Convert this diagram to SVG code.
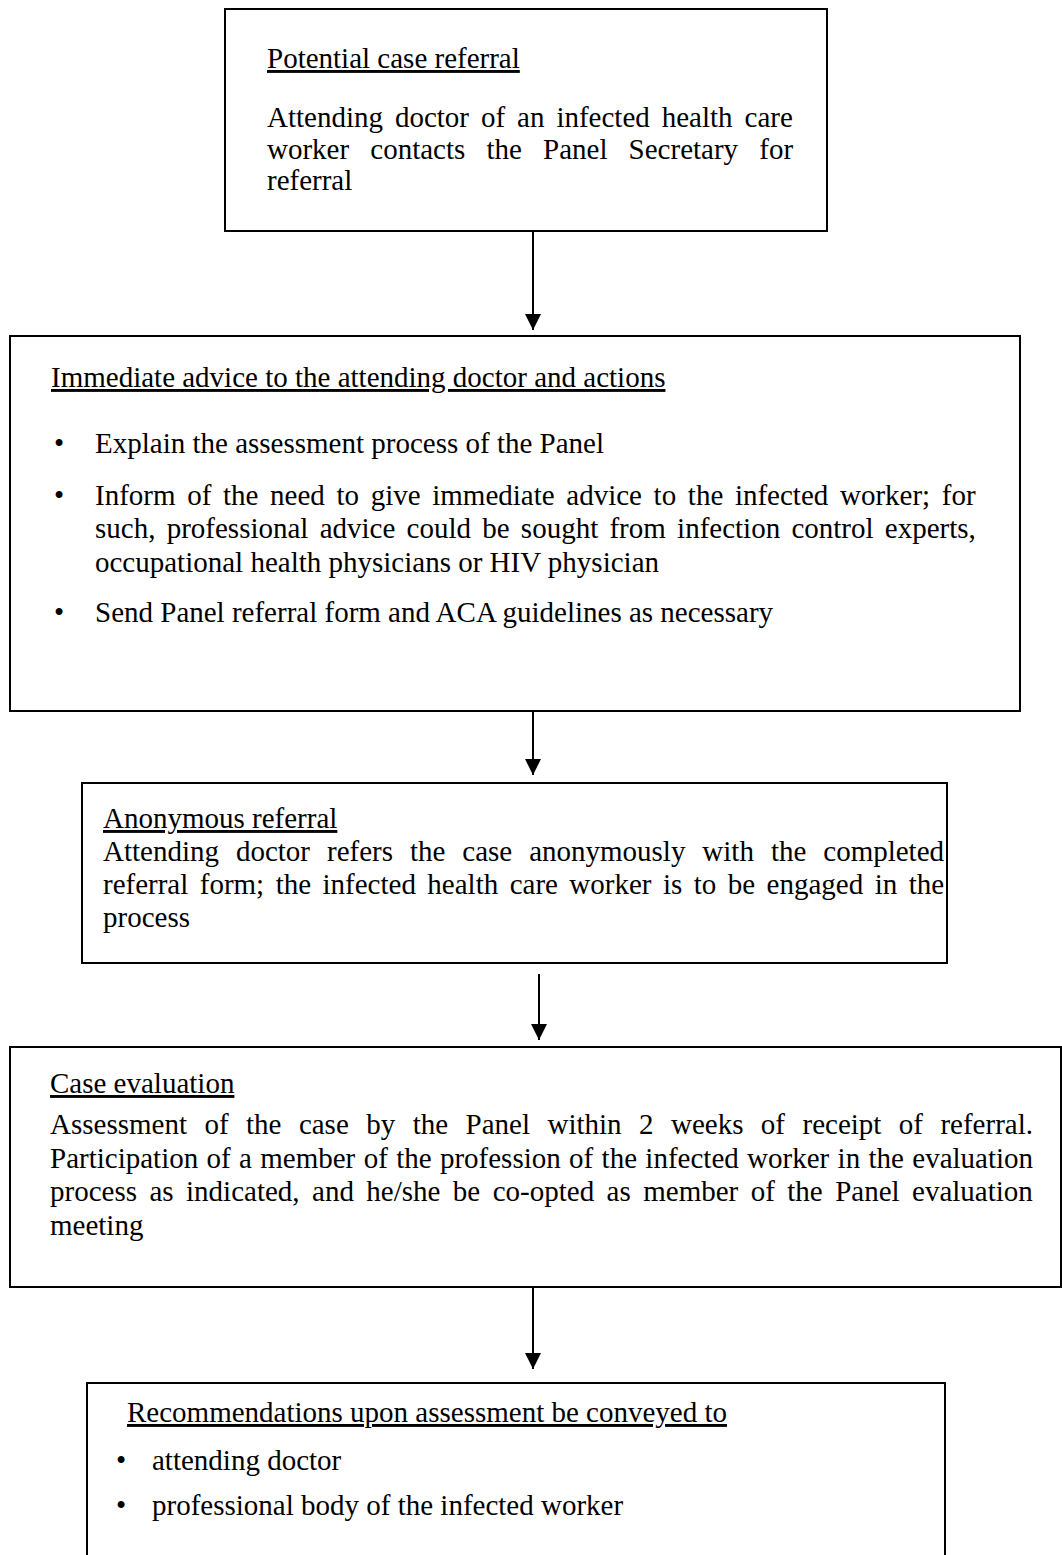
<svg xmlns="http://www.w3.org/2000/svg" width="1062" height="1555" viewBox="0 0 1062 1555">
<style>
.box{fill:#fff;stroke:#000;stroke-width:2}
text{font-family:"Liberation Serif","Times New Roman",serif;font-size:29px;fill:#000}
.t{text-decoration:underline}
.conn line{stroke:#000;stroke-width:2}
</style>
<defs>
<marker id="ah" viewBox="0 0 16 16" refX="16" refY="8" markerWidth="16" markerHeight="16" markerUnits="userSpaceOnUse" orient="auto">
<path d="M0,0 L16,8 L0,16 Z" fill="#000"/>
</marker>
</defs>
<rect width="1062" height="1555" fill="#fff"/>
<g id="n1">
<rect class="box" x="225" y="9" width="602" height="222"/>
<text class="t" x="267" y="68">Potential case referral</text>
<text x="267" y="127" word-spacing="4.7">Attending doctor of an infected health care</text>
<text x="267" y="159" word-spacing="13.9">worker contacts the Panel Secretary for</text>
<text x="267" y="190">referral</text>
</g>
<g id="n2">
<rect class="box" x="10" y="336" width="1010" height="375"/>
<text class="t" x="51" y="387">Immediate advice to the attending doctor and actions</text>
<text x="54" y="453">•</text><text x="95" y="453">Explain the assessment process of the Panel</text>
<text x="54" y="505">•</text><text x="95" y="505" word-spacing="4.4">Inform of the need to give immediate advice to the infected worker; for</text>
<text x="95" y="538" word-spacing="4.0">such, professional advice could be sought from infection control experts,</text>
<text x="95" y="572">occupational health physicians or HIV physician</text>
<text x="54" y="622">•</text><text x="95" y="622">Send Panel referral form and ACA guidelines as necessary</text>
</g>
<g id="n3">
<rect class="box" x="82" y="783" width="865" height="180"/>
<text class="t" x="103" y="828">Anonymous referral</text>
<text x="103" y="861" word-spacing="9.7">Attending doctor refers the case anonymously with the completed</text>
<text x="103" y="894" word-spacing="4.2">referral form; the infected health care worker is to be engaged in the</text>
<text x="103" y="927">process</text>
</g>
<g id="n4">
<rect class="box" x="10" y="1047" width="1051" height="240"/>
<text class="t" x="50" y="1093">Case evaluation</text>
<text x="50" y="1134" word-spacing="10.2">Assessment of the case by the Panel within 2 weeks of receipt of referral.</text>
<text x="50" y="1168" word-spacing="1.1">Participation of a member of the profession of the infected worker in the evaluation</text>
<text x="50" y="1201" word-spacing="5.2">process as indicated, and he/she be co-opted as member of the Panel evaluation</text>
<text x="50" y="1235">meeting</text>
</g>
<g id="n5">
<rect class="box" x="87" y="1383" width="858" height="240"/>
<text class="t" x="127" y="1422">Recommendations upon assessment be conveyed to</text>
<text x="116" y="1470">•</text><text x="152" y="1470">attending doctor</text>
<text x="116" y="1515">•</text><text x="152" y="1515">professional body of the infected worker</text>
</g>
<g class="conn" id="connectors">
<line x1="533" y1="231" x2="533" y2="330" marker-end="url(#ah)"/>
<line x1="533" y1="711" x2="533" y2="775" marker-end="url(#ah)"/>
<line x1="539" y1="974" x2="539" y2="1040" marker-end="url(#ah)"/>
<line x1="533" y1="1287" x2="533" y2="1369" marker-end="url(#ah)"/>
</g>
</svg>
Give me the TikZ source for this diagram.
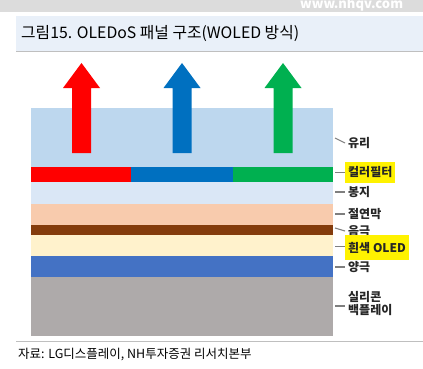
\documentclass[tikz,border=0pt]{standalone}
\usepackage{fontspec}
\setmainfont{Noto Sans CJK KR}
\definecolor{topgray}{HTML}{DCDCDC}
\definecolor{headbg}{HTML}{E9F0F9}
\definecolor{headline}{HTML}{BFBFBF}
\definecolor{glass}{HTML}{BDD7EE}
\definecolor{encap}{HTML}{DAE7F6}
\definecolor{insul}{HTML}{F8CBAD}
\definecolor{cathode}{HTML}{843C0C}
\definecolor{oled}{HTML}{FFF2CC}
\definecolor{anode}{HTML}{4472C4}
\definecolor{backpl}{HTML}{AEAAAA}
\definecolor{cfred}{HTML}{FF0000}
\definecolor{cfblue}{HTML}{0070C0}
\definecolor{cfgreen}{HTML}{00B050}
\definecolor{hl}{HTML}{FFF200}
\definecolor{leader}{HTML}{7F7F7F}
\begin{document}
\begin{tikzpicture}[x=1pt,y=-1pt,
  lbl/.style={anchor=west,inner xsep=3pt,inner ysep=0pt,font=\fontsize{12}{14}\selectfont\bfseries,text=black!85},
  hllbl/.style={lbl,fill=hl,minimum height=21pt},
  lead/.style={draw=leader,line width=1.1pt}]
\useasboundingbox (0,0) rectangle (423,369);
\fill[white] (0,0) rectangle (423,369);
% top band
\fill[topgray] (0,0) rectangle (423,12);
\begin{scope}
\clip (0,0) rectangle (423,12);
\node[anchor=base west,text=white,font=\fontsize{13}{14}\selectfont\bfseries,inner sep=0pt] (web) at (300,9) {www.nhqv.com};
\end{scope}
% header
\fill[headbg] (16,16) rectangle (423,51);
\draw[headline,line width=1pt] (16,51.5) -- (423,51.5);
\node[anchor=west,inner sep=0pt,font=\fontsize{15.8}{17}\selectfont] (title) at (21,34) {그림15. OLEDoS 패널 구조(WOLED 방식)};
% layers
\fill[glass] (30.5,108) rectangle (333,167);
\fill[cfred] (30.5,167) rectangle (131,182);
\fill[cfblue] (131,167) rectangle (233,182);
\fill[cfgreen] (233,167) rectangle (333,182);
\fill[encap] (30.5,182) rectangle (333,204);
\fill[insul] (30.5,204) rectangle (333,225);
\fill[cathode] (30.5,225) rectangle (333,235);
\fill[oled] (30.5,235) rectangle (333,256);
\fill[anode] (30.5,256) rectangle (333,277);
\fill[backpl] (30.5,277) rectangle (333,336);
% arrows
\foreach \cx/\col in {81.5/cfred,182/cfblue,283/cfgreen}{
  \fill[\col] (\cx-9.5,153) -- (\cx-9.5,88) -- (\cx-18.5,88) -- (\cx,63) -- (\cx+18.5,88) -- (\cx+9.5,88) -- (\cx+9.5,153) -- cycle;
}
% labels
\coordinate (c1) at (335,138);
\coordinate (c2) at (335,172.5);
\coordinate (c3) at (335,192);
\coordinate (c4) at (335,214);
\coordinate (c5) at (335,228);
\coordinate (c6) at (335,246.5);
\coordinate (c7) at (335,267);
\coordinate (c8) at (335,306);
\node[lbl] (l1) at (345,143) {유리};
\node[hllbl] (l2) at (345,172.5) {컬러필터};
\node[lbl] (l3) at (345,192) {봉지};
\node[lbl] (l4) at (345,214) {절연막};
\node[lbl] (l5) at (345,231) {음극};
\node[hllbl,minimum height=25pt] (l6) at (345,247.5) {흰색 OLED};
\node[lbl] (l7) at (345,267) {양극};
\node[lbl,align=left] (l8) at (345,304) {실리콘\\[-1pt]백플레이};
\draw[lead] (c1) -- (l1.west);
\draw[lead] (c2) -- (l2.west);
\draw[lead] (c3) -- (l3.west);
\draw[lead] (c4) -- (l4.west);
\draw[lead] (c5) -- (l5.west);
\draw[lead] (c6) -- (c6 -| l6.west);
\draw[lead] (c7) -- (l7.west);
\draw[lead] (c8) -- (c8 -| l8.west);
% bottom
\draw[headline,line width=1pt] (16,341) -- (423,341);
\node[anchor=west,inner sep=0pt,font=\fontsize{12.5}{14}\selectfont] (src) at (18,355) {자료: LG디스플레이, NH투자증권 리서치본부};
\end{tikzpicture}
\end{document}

PROBLEM — Return each line from the material above exactly, but not the pictures.

RESULT —
Convert this diagram to SVG code.
<svg xmlns="http://www.w3.org/2000/svg" width="1062" height="1555" viewBox="0 0 1062 1555">
<style>
.box{fill:#fff;stroke:#000;stroke-width:2}
text{font-family:"Liberation Serif","Times New Roman",serif;font-size:29px;fill:#000}
.t{text-decoration:underline}
.conn line{stroke:#000;stroke-width:2}
</style>
<defs>
<marker id="ah" viewBox="0 0 16 16" refX="16" refY="8" markerWidth="16" markerHeight="16" markerUnits="userSpaceOnUse" orient="auto">
<path d="M0,0 L16,8 L0,16 Z" fill="#000"/>
</marker>
</defs>
<rect width="1062" height="1555" fill="#fff"/>
<g id="n1">
<rect class="box" x="225" y="9" width="602" height="222"/>
<text class="t" x="267" y="68">Potential case referral</text>
<text x="267" y="127" word-spacing="4.7">Attending doctor of an infected health care</text>
<text x="267" y="159" word-spacing="13.9">worker contacts the Panel Secretary for</text>
<text x="267" y="190">referral</text>
</g>
<g id="n2">
<rect class="box" x="10" y="336" width="1010" height="375"/>
<text class="t" x="51" y="387">Immediate advice to the attending doctor and actions</text>
<text x="54" y="453">•</text><text x="95" y="453">Explain the assessment process of the Panel</text>
<text x="54" y="505">•</text><text x="95" y="505" word-spacing="4.4">Inform of the need to give immediate advice to the infected worker; for</text>
<text x="95" y="538" word-spacing="4.0">such, professional advice could be sought from infection control experts,</text>
<text x="95" y="572">occupational health physicians or HIV physician</text>
<text x="54" y="622">•</text><text x="95" y="622">Send Panel referral form and ACA guidelines as necessary</text>
</g>
<g id="n3">
<rect class="box" x="82" y="783" width="865" height="180"/>
<text class="t" x="103" y="828">Anonymous referral</text>
<text x="103" y="861" word-spacing="9.7">Attending doctor refers the case anonymously with the completed</text>
<text x="103" y="894" word-spacing="4.2">referral form; the infected health care worker is to be engaged in the</text>
<text x="103" y="927">process</text>
</g>
<g id="n4">
<rect class="box" x="10" y="1047" width="1051" height="240"/>
<text class="t" x="50" y="1093">Case evaluation</text>
<text x="50" y="1134" word-spacing="10.2">Assessment of the case by the Panel within 2 weeks of receipt of referral.</text>
<text x="50" y="1168" word-spacing="1.1">Participation of a member of the profession of the infected worker in the evaluation</text>
<text x="50" y="1201" word-spacing="5.2">process as indicated, and he/she be co-opted as member of the Panel evaluation</text>
<text x="50" y="1235">meeting</text>
</g>
<g id="n5">
<rect class="box" x="87" y="1383" width="858" height="240"/>
<text class="t" x="127" y="1422">Recommendations upon assessment be conveyed to</text>
<text x="116" y="1470">•</text><text x="152" y="1470">attending doctor</text>
<text x="116" y="1515">•</text><text x="152" y="1515">professional body of the infected worker</text>
</g>
<g class="conn" id="connectors">
<line x1="533" y1="231" x2="533" y2="330" marker-end="url(#ah)"/>
<line x1="533" y1="711" x2="533" y2="775" marker-end="url(#ah)"/>
<line x1="539" y1="974" x2="539" y2="1040" marker-end="url(#ah)"/>
<line x1="533" y1="1287" x2="533" y2="1369" marker-end="url(#ah)"/>
</g>
</svg>
Give me the TikZ source for this diagram.
\documentclass[tikz,border=0pt]{standalone}
\usepackage{fontspec}
\setmainfont{Noto Sans CJK KR}
\definecolor{topgray}{HTML}{DCDCDC}
\definecolor{headbg}{HTML}{E9F0F9}
\definecolor{headline}{HTML}{BFBFBF}
\definecolor{glass}{HTML}{BDD7EE}
\definecolor{encap}{HTML}{DAE7F6}
\definecolor{insul}{HTML}{F8CBAD}
\definecolor{cathode}{HTML}{843C0C}
\definecolor{oled}{HTML}{FFF2CC}
\definecolor{anode}{HTML}{4472C4}
\definecolor{backpl}{HTML}{AEAAAA}
\definecolor{cfred}{HTML}{FF0000}
\definecolor{cfblue}{HTML}{0070C0}
\definecolor{cfgreen}{HTML}{00B050}
\definecolor{hl}{HTML}{FFF200}
\definecolor{leader}{HTML}{7F7F7F}
\begin{document}
\begin{tikzpicture}[x=1pt,y=-1pt,
  lbl/.style={anchor=west,inner xsep=3pt,inner ysep=0pt,font=\fontsize{12}{14}\selectfont\bfseries,text=black!85},
  hllbl/.style={lbl,fill=hl,minimum height=21pt},
  lead/.style={draw=leader,line width=1.1pt}]
\useasboundingbox (0,0) rectangle (423,369);
\fill[white] (0,0) rectangle (423,369);
% top band
\fill[topgray] (0,0) rectangle (423,12);
\begin{scope}
\clip (0,0) rectangle (423,12);
\node[anchor=base west,text=white,font=\fontsize{13}{14}\selectfont\bfseries,inner sep=0pt] (web) at (300,9) {www.nhqv.com};
\end{scope}
% header
\fill[headbg] (16,16) rectangle (423,51);
\draw[headline,line width=1pt] (16,51.5) -- (423,51.5);
\node[anchor=west,inner sep=0pt,font=\fontsize{15.8}{17}\selectfont] (title) at (21,34) {그림15. OLEDoS 패널 구조(WOLED 방식)};
% layers
\fill[glass] (30.5,108) rectangle (333,167);
\fill[cfred] (30.5,167) rectangle (131,182);
\fill[cfblue] (131,167) rectangle (233,182);
\fill[cfgreen] (233,167) rectangle (333,182);
\fill[encap] (30.5,182) rectangle (333,204);
\fill[insul] (30.5,204) rectangle (333,225);
\fill[cathode] (30.5,225) rectangle (333,235);
\fill[oled] (30.5,235) rectangle (333,256);
\fill[anode] (30.5,256) rectangle (333,277);
\fill[backpl] (30.5,277) rectangle (333,336);
% arrows
\foreach \cx/\col in {81.5/cfred,182/cfblue,283/cfgreen}{
  \fill[\col] (\cx-9.5,153) -- (\cx-9.5,88) -- (\cx-18.5,88) -- (\cx,63) -- (\cx+18.5,88) -- (\cx+9.5,88) -- (\cx+9.5,153) -- cycle;
}
% labels
\coordinate (c1) at (335,138);
\coordinate (c2) at (335,172.5);
\coordinate (c3) at (335,192);
\coordinate (c4) at (335,214);
\coordinate (c5) at (335,228);
\coordinate (c6) at (335,246.5);
\coordinate (c7) at (335,267);
\coordinate (c8) at (335,306);
\node[lbl] (l1) at (345,143) {유리};
\node[hllbl] (l2) at (345,172.5) {컬러필터};
\node[lbl] (l3) at (345,192) {봉지};
\node[lbl] (l4) at (345,214) {절연막};
\node[lbl] (l5) at (345,231) {음극};
\node[hllbl,minimum height=25pt] (l6) at (345,247.5) {흰색 OLED};
\node[lbl] (l7) at (345,267) {양극};
\node[lbl,align=left] (l8) at (345,304) {실리콘\\[-1pt]백플레이};
\draw[lead] (c1) -- (l1.west);
\draw[lead] (c2) -- (l2.west);
\draw[lead] (c3) -- (l3.west);
\draw[lead] (c4) -- (l4.west);
\draw[lead] (c5) -- (l5.west);
\draw[lead] (c6) -- (c6 -| l6.west);
\draw[lead] (c7) -- (l7.west);
\draw[lead] (c8) -- (c8 -| l8.west);
% bottom
\draw[headline,line width=1pt] (16,341) -- (423,341);
\node[anchor=west,inner sep=0pt,font=\fontsize{12.5}{14}\selectfont] (src) at (18,355) {자료: LG디스플레이, NH투자증권 리서치본부};
\end{tikzpicture}
\end{document}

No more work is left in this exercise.